Summary
Highlights
Ami Luttwak, CTO and co-founder of Wiz, introduces Wiz as one of the largest cloud security companies, having achieved significant growth in less than three years. He highlights that Wiz works with over 30% of Fortune 100 companies and aims to fundamentally change cloud security, which he believes has been 'broken'. The core issue is the tension between development and security teams, stemming from cloud's rapid evolution and the inadequacy of traditional security approaches.
Luttwak explains Wiz's approach: to understand the true risk in an environment by consolidating information from various siloed security tools. Instead of focusing on individual vulnerabilities or misconfigurations, Wiz identifies 'toxic combinations' – pathways an attacker would use – and tells developers the most critical issues to fix. He shares that Wiz raised $600 million and reached $100 million ARR in 18 months, emphasizing their pride in working with major cloud environments across AWS, Azure, and GCP.
Luttwak recounts his and his co-founders' long history, having founded a previous startup, Adallom, which was acquired by Microsoft. After leading cloud security at Microsoft, they recognized a fundamental problem in the industry. While other companies focused on niche markets, Wiz aimed to tackle the existing, competitive cloud security market, realizing that competitors weren't solving the right problem: 'If I have one hour, what should I fix right now?'
Wiz's culture is highly hands-on, with managers, including the CEO and CTO, actively involved in 'doing' the work. This approach extended to customer discovery, where the team performed assessments, manually investigating customer environments. Luttwak shares an anecdote about finding a critical vulnerability (a VM with easily breakable credentials and external IP access) that no existing product could detect, leading to the insight for Wiz's 'toxic combination' approach.
Luttwak emphasizes that existing tools were addressing individual issues like vulnerabilities or misconfigurations, but not the overarching question of 'if I have one hour, what should I fix right now?'. Wiz adopted 'zero-based thinking' to solve this core customer problem.

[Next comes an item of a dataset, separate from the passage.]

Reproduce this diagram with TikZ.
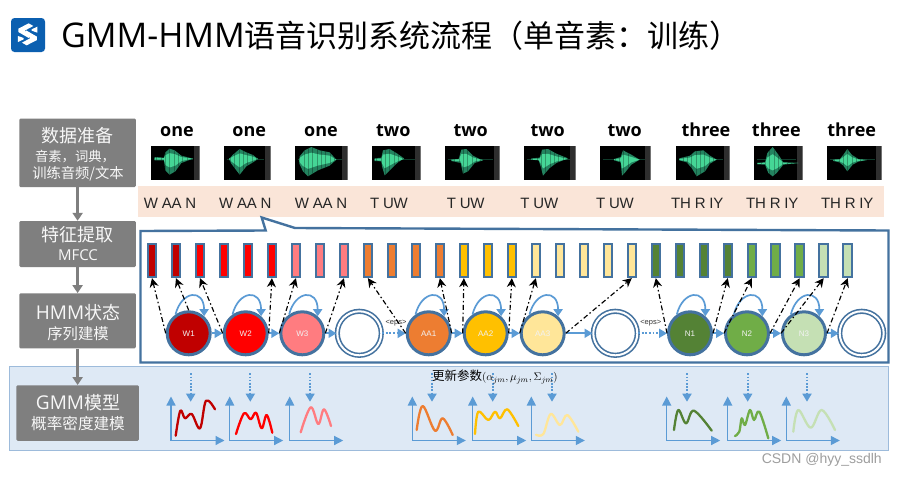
\documentclass[tikz,border=0pt]{standalone}
\usepackage{fontspec}
\setmainfont{Open Sans}
\newfontfamily\cjk{Noto Sans CJK SC}
\newfontfamily\arl{Liberation Sans}
\usetikzlibrary{arrows.meta}
\definecolor{bluee}{HTML}{44729F}
\definecolor{skyb}{HTML}{5B9BD5}
\definecolor{grayb}{HTML}{7F7F7F}
\definecolor{cDR}{HTML}{C00000}
\definecolor{cRD}{HTML}{FF0000}
\definecolor{cPK}{HTML}{FF7C80}
\definecolor{cOR}{HTML}{ED7D31}
\definecolor{cYE}{HTML}{FFC000}
\definecolor{cLY}{HTML}{FFE699}
\definecolor{cDG}{HTML}{548235}
\definecolor{cGR}{HTML}{70AD47}
\definecolor{cLG}{HTML}{C5E0B4}
\definecolor{wdark}{HTML}{23835F}
\definecolor{wlight}{HTML}{45D696}
\definecolor{logob}{HTML}{0B5FB0}
\definecolor{panelf}{HTML}{DEE9F5}
\definecolor{paneld}{HTML}{9DBBDB}
\definecolor{peach}{HTML}{FAE5D8}
\newcommand\fsz[1]{\fontsize{#1}{#1}\selectfont}
\tikzset{
  lbox/.style={fill=grayb,rounded corners=1.2pt,inner sep=0pt,draw=none},
  ltext/.style={text=white!94!gray,inner sep=0pt,font=\cjk},
  graya/.style={draw=grayb,line width=3pt,-{Triangle[length=8pt,width=10pt]}},
  word/.style={inner sep=0pt,anchor=base,font=\fsz{18}\bfseries},
  phone/.style={inner sep=0pt,font=\arl\fsz{15}\addfontfeatures{LetterSpace=-2},text=black!85},
  frame/.style={draw=bluee,line width=2pt,inner sep=0pt,minimum width=8.5pt,minimum height=33.5pt},
  state/.style={circle,draw=bluee,line width=3pt,inner sep=0pt,minimum size=43pt,text=white!90!gray,font=\arl\fsz{8}},
  final/.style={circle,draw=bluee,line width=1.6pt,double=white,double distance=2pt,fill=white,inner sep=0pt,minimum size=44pt},
  trans/.style={draw=skyb,line width=1.8pt,-{Triangle[length=8pt,width=9pt]}},
  etrans/.style={draw=skyb,line width=1.9pt,dash pattern=on 1.9pt off 1.7pt,-{Triangle[length=8pt,width=9pt]}},
  selfl/.style={draw=skyb,line width=1.7pt,-{Triangle[length=7pt,width=9pt]}},
  align/.style={draw=black,line width=1.15pt,dash pattern=on 5pt off 2.6pt on 1.5pt off 2.6pt,-{Stealth[length=9pt,width=9pt]}},
  eps/.style={inner sep=0pt,font=\arl\fsz{7.5},text=black!80},
  gcurve/.style={line width=2.3pt,line cap=round,line join=round},
  axisl/.style={draw=skyb,line width=1.3pt,{Triangle[length=9pt,width=9pt]}-{Triangle[length=9pt,width=9pt]}},
  dnarrow/.style={draw=skyb,line width=1.7pt,dash pattern=on 1.7pt off 1.5pt,-{Triangle[length=8pt,width=9pt]}},
}
\newcommand\wv[5]{%
  \fill[black] (#1,146) rectangle (#2,180);
  \fill[black!82] ({#2-5.5},146) rectangle (#2,180);
  \draw[black!55,line width=.7pt] (#2,146) -- (#2,180);
  \draw[wdark!45!black,line width=.5pt] ({#1+3},159.2) -- ({#2-6},159.2);
  \begin{scope}[shift={(#3,143)},x=.33333pt,y=-.33333pt]
    \fill[wdark] plot coordinates {#5} -- cycle;
    \begin{scope}[shift={(0,#4)},yscale=.55,shift={(0,-#4)}]
      \fill[wlight] plot coordinates {#5} -- cycle;
    \end{scope}
    \begin{scope}
      \clip plot coordinates {#5} -- cycle;
      \foreach \k in {0,...,60} \draw[black,opacity=.28,line width=.6pt] ({\k*13},0) -- ({\k*13},120);
    \end{scope}
  \end{scope}}
\begin{document}
\begin{tikzpicture}[x=1pt,y=-1pt]
\useasboundingbox (0,0) rectangle (897,477);
\fill[white] (0,0) rectangle (897,477);
% logo
\fill[logob,rounded corners=3.5pt] (11,18) rectangle (45,52);
\begin{scope}[x=.33333pt,y=-.33333pt]
  \fill[white] (55,86) -- (86,70) -- (100,78) -- (74,92) -- (88,100) -- (88,115) -- (55,96) -- cycle;
  \fill[white] (111,120) -- (80,136) -- (66,128) -- (92,114) -- (78,106) -- (78,91) -- (111,110) -- cycle;
  \fill[white] (95,88) -- (112,80) -- (112,98) -- (95,92) -- cycle;
  \fill[white] (71,118) -- (54,126) -- (54,108) -- (71,114) -- cycle;
\end{scope}
\node[anchor=base west,inner sep=0pt] (title) at (61,47) {\fsz{34}GMM-HMM{\cjk\fsz{31}语音识别系统流程（单音素：训练）}};
% gmm panel
\fill[fill=panelf,draw=paneld,line width=1pt] (9.5,366) rectangle (888.5,450);
% peach band
\fill[peach] (138,186) rectangle (884,217);
% left boxes
\node[lbox,minimum width=116.5pt,minimum height=68.5pt] (b1) at (77.6,152.8) {};
\node[lbox,minimum width=116.5pt,minimum height=46pt] (b2) at (77.6,244) {};
\node[lbox,minimum width=116.5pt,minimum height=55pt] (b3) at (77.6,320.8) {};
\node[lbox,minimum width=122.5pt,minimum height=55.5pt] (b4) at (77.6,413) {};
\node[ltext,font=\cjk\fsz{18}] (t1a) at (77.6,136) {数据准备};
\node[ltext,font=\cjk\fsz{13.3}] (t1b) at (75,157) {音素，词典，};
\node[ltext,font=\cjk\fsz{14.3}] (t1c) at (78,174) {训练音频/文本};
\node[ltext,font=\cjk\fsz{18}] (t2a) at (77.6,235) {特征提取};
\node[ltext,font=\fsz{15}] (t2b) at (78,255) {MFCC};
\node[ltext,font=\fsz{19}] (t3a) at (78,312.5) {HMM{\cjk\fsz{18}状态}};
\node[ltext,font=\cjk\fsz{15.3}] (t3b) at (78,333.5) {序列建模};
\node[ltext,font=\fsz{19}] (t4a) at (78,403) {GMM{\cjk\fsz{18}模型}};
\node[ltext,font=\cjk\fsz{15.6}] (t4b) at (78,424) {概率密度建模};
\draw[graya] (b1.south) -- (b2.north);
\draw[graya] (b2.south) -- (b3.north);
\draw[graya] (b3.south) -- (b4.north);
% words
\foreach \n/\x/\t in {1/177/one,2/249.3/one,3/321/one,4/393.3/two,5/470.7/two,6/547.7/two,7/624.7/two,8/706/three,9/776.3/three,10/851.7/three}
  \node[word] (w\n) at (\x,136) {\t};
% waves
\wv{151}{199.3}{148}{47}{(20,42)(48,44)(52,28)(65,17)(80,22)(100,38)(135,47)(100,60)(82,85)(65,95)(52,82)(48,52)(20,52)}
\wv{224.3}{270}{148}{47}{(243,48)(255,35)(275,18)(295,28)(315,36)(330,48)(312,60)(295,70)(275,95)(262,78)(250,62)}
\wv{295}{347.7}{148}{50}{(455,40)(470,22)(490,12)(515,22)(545,28)(565,50)(545,68)(510,82)(480,100)(465,85)(453,60)}
\wv{372.3}{420.7}{368}{50}{(20,46)(40,44)(45,22)(65,18)(85,30)(108,46)(90,58)(75,72)(50,97)(42,70)(40,55)(20,54)}
\wv{445.3}{499}{368}{50}{(250,50)(272,48)(280,20)(295,18)(315,38)(335,48)(345,52)(320,60)(300,85)(285,92)(278,60)(250,54)}
\wv{524}{575.7}{368}{50}{(490,46)(515,44)(522,20)(540,18)(565,32)(600,46)(565,60)(545,75)(525,98)(518,70)(512,52)(490,50)}
\wv{600}{650.7}{368}{50}{(738,48)(758,42)(765,22)(790,35)(815,50)(790,65)(770,90)(762,98)(758,58)(738,52)}
\wv{676}{729.3}{670}{50}{(28,46)(60,38)(75,25)(100,22)(120,38)(140,50)(120,62)(105,85)(80,100)(65,75)(50,58)(28,52)}
\wv{754}{802.3}{670}{60}{(262,60)(285,58)(292,30)(308,12)(325,35)(340,58)(385,60)(340,65)(320,90)(308,100)(295,90)(285,65)(262,64)}
\wv{827}{881}{670}{51}{(490,50)(510,48)(520,35)(532,18)(545,35)(565,48)(590,51)(565,56)(548,65)(532,85)(520,68)(508,58)(490,54)}
% phones
\foreach \n/\x/\t in {1/170/W AA N,2/245.3/W AA N,3/321/W AA N,4/389/T UW,5/465.7/T UW,6/539.3/T UW,7/615/T UW,8/697.3/TH R IY,9/772.3/TH R IY,10/847.3/TH R IY}
  \node[phone] (p\n) at (\x,203.3) {\t};
% callout
\draw[bluee,line width=2.4pt,line join=miter,fill=white] (140.5,231) -- (265.7,230.5) -- (261.7,217.5) -- (295,228) -- (888.5,230.5) -- (888.5,362.5) -- (140.5,362.5) -- cycle;
% frames
\foreach \i/\c in {0/cDR,1/cDR,2/cRD,3/cRD,4/cRD,5/cRD,6/cPK,7/cPK,8/cPK,9/cOR,10/cOR,11/cOR,12/cOR,13/cYE,14/cYE,15/cYE,16/cLY,17/cLY,18/cLY,19/cLY,20/cLY,21/cDG,22/cDG,23/cDG,24/cDG,25/cGR,26/cGR,27/cGR,28/cLG,29/cLG}
  \node[frame,fill=\c] (r\i) at ({152+23.99*\i},260.4) {};
% states
\node[state,fill=cDR] (s1) at (188.7,333.3) {W1};
\node[state,fill=cRD] (s2) at (245.7,333.3) {W2};
\node[state,fill=cPK] (s3) at (302.3,333.3) {W3};
\node[final] (f1) at (359.3,333.3) {};
\node[state,fill=cOR] (s4) at (428.7,333.3) {AA1};
\node[state,fill=cYE] (s5) at (485.7,333.3) {AA2};
\node[state,fill=cLY] (s6) at (542.7,333.3) {AA3};
\node[final] (f2) at (615.3,333.3) {};
\node[state,fill=cDG] (s7) at (690,333.3) {N1};
\node[state,fill=cGR] (s8) at (747,333.3) {N2};
\node[state,fill=cLG] (s9) at (804,333.3) {N3};
\node[final] (f3) at (861.7,333.3) {};
% self loops
\foreach \s in {s1,s2,s3,s4,s5,s6,s7,s8,s9}
  \draw[selfl] (\s.125) .. controls +(6,-24) and +(0,-28) .. (\s.48);
% transitions
\draw[trans] (s1) -- (s2);
\draw[trans] (s2) -- (s3);
\draw[trans] (s3) -- (f1);
\draw[etrans] (f1) -- (s4);
\draw[trans] (s4) -- (s5);
\draw[trans] (s5) -- (s6);
\draw[trans] (s6) -- (f2);
\draw[etrans] (f2) -- (s7);
\draw[trans] (s7) -- (s8);
\draw[trans] (s8) -- (s9);
\draw[trans] (s9) -- (f3);
\node[eps] (e1) at (396,322.7) {<eps>};
\node[eps] (e2) at (650.7,322.7) {<eps>};
% alignments
\foreach \a/\b in {s1.west/r0,s1.north/r1,s2.west/r2,s2.east/r5,s3.west/r6,s3.east/r8,s4.west/r9,s4.east/r12,s5.west/r13,s5.east/r15,s6.west/r16,s6.east/r20,s7.west/r21,s7.east/r24,s8.west/r25,s8.east/r27,s9.west/r28,s9.east/r29}
  \draw[align] (\a) -- (\b.south);
% gmm axes and arrows
\foreach \n/\x/\d in {1/171/190.7,2/229.7/250.3,3/289.7/310,4/412.3/432,5/472.7/492.7,6/531.3/552,7/666.7/687,8/727.7/747.7,9/786.3/807}{
  \coordinate (ya\n) at (\x,396.5);
  \coordinate (oa\n) at (\x,440.5);
  \coordinate (xa\n) at ({\x+53.5},440.5);
  \draw[axisl] (ya\n) -- (oa\n) -- (xa\n);
  \coordinate (da\n) at (\d,373.3);
  \coordinate (db\n) at (\d,401.7);
  \draw[dnarrow] (da\n) -- (db\n);
}
\draw[gcurve,cDR] plot[smooth,tension=.6] coordinates {(175.7,435.7)(180.3,410.7)(185,418.3)(191.7,414)(200,428.3)(206,400.7)(215,409.3)};
\draw[gcurve,cRD] plot[smooth,tension=.6] coordinates {(236,434)(244,413.3)(250.7,419.3)(256,412.7)(261.7,428.3)(266.7,415)(272.3,432.7)};
\draw[gcurve,cPK] plot[smooth,tension=.6] coordinates {(300.7,432.3)(310.7,407.3)(318.3,424)(324,409.3)(331,426)};
\draw[gcurve,cOR] plot[smooth,tension=.6] coordinates {(416.7,430)(422.7,406)(435,430.7)(442.7,418.3)(452.7,435)};
\draw[gcurve,cYE] plot[smooth,tension=.6] coordinates {(475,434)(478.3,411.7)(488.3,420)(495,411.7)(500,418.3)(507.3,409.3)(518.3,426)};
\draw[gcurve,cLY] plot[smooth,tension=.6] coordinates {(536,434.7)(543.3,434)(550.7,414)(560,425)(567.3,415)(578.3,431.7)};
\draw[gcurve,cDG] plot[smooth,tension=.6] coordinates {(674,430)(678.3,410)(686,423.3)(694,410.7)(711.7,430.7)};
\draw[gcurve,cGR] plot[smooth,tension=.6] coordinates {(735,436)(739.3,431.7)(741.7,418.3)(745,425)(750,410)(754,420)(759.3,411.7)(768.3,438.3)};
\draw[gcurve,cLG] plot[smooth,tension=.6] coordinates {(793.3,431.7)(798.3,410)(810.7,427.7)(821.7,410)(835,430)};
\node[anchor=west,inner sep=0pt] (upd) at (432,377) {{\cjk\fsz{12.5}更新参数}\fsz{10.95}$\left(\alpha_{jm},\mu_{jm},\Sigma_{jm}\right)$};
\node[anchor=east,inner sep=0pt,font=\arl\fsz{14},text=black!38] (wm) at (882,460) {CSDN @hyy\_ssdlh};
\end{tikzpicture}
\end{document}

They prioritized engaging with customers before building the product, showcasing ideas through slides, and only started development once there was clear demand and interest in pilots. This approach, while stressful, allowed them to validate their solution and build what customers truly needed.
Luttwak shares a low point: starting Wiz in early 2020, just as the COVID-19 pandemic hit. This period of uncertainty and isolation initially seemed like the worst time to launch a company. However, he reflects that the 'quiet' brought by the pandemic, free from constant travel and excessive noise, actually allowed the team to focus intently on product development and customer engagement, enabling them to scale significantly.
Wiz's rapid growth was attributed to merging their startup experience with the 'build for scale' mindset learned at Microsoft. They adopted a strict discipline: if a feature cannot scale 100x from day one, it isn't implemented. This ensures that even in early stages, the product is robust enough for enterprise adoption, preventing frustration and enabling long-term growth. This principle applies to all activities, ensuring scalability is an ingrained thought process.
Luttwak identifies his superpower as a CTO as 'storytelling' – bridging technology and customer needs by crafting technical narratives. He believes the CTO's role is to articulate the current problem, how it will be solved, and the future direction of cloud security. He also describes the CTO role as one of continuous self-exploration and reinvention, constantly adapting to the company's evolving needs, be it focusing on post-sales, customer support, or technical enablement.